→ Exercise material
========

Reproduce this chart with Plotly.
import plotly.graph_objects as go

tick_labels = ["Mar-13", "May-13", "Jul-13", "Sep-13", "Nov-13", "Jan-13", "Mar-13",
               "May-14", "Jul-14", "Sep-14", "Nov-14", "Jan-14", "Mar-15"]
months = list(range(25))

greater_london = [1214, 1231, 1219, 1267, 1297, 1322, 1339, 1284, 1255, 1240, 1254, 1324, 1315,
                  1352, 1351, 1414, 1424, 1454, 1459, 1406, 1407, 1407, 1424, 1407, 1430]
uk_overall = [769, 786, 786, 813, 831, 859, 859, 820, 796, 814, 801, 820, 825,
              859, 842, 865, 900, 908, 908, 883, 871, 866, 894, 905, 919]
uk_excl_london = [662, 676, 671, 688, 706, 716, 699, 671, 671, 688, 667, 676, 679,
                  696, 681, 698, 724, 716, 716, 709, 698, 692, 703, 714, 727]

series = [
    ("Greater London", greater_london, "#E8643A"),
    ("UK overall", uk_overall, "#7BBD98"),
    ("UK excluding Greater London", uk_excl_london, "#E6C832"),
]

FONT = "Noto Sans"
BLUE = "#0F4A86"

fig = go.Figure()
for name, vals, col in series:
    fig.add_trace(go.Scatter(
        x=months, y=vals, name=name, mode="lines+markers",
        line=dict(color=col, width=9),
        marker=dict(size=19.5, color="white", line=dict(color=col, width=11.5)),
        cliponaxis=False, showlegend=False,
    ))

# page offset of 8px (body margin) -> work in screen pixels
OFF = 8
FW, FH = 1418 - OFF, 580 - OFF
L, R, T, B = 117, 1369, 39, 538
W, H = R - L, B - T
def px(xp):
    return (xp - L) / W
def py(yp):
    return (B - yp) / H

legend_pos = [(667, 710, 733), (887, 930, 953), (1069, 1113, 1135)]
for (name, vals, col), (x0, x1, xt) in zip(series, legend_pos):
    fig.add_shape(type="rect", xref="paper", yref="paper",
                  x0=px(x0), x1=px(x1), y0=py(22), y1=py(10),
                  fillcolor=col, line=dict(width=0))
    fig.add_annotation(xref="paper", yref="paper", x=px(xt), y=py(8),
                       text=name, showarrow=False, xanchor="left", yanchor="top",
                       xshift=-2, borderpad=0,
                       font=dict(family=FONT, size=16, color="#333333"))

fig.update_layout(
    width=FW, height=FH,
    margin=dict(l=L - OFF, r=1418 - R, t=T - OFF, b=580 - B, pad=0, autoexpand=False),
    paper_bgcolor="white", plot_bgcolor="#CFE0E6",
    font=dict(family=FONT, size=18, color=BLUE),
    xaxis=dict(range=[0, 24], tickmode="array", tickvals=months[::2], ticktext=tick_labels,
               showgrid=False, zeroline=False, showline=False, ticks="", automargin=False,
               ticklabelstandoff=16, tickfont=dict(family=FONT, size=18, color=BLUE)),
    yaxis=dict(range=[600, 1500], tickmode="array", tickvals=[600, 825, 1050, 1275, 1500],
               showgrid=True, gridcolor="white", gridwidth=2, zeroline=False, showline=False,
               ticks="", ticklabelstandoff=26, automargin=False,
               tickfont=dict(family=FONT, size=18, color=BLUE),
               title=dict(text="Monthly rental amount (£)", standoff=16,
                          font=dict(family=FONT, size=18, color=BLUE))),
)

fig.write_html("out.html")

========

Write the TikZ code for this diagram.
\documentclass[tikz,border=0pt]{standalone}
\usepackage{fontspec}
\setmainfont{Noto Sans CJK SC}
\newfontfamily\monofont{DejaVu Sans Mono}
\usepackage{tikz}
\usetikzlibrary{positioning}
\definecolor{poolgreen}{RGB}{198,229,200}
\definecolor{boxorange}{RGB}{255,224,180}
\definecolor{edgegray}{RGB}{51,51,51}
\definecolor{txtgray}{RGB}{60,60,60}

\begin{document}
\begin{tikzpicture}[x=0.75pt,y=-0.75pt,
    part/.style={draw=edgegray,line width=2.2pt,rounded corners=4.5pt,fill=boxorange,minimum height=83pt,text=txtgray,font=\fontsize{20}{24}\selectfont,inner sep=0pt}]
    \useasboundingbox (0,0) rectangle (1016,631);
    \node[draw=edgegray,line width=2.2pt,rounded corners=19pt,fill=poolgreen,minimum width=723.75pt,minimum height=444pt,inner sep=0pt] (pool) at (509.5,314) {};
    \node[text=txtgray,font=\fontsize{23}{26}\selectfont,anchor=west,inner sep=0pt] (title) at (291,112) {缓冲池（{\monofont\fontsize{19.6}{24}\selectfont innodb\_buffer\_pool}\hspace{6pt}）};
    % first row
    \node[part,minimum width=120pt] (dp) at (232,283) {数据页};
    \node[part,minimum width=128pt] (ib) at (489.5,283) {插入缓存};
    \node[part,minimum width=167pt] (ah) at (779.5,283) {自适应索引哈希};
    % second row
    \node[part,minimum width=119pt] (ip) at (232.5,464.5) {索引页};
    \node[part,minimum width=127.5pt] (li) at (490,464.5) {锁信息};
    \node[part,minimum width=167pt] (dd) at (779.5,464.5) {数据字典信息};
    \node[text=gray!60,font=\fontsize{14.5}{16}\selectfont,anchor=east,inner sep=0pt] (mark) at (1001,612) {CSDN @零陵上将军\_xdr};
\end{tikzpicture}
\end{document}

========

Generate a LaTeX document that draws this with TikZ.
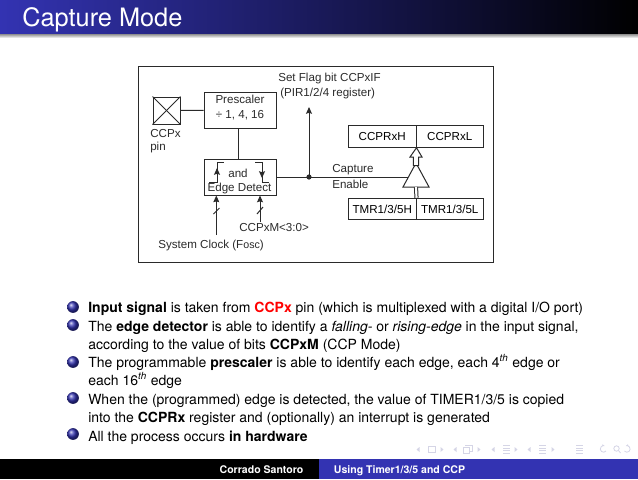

========

Keep both end lines and retype everything in the records above from the line containing "Reproduce this chart with Plotly." through the line containing "return (B - yp) / H", exactly, with nothing else.

Reproduce this chart with Plotly.
import plotly.graph_objects as go

tick_labels = ["Mar-13", "May-13", "Jul-13", "Sep-13", "Nov-13", "Jan-13", "Mar-13",
               "May-14", "Jul-14", "Sep-14", "Nov-14", "Jan-14", "Mar-15"]
months = list(range(25))

greater_london = [1214, 1231, 1219, 1267, 1297, 1322, 1339, 1284, 1255, 1240, 1254, 1324, 1315,
                  1352, 1351, 1414, 1424, 1454, 1459, 1406, 1407, 1407, 1424, 1407, 1430]
uk_overall = [769, 786, 786, 813, 831, 859, 859, 820, 796, 814, 801, 820, 825,
              859, 842, 865, 900, 908, 908, 883, 871, 866, 894, 905, 919]
uk_excl_london = [662, 676, 671, 688, 706, 716, 699, 671, 671, 688, 667, 676, 679,
                  696, 681, 698, 724, 716, 716, 709, 698, 692, 703, 714, 727]

series = [
    ("Greater London", greater_london, "#E8643A"),
    ("UK overall", uk_overall, "#7BBD98"),
    ("UK excluding Greater London", uk_excl_london, "#E6C832"),
]

FONT = "Noto Sans"
BLUE = "#0F4A86"

fig = go.Figure()
for name, vals, col in series:
    fig.add_trace(go.Scatter(
        x=months, y=vals, name=name, mode="lines+markers",
        line=dict(color=col, width=9),
        marker=dict(size=19.5, color="white", line=dict(color=col, width=11.5)),
        cliponaxis=False, showlegend=False,
    ))

# page offset of 8px (body margin) -> work in screen pixels
OFF = 8
FW, FH = 1418 - OFF, 580 - OFF
L, R, T, B = 117, 1369, 39, 538
W, H = R - L, B - T
def px(xp):
    return (xp - L) / W
def py(yp):
    return (B - yp) / H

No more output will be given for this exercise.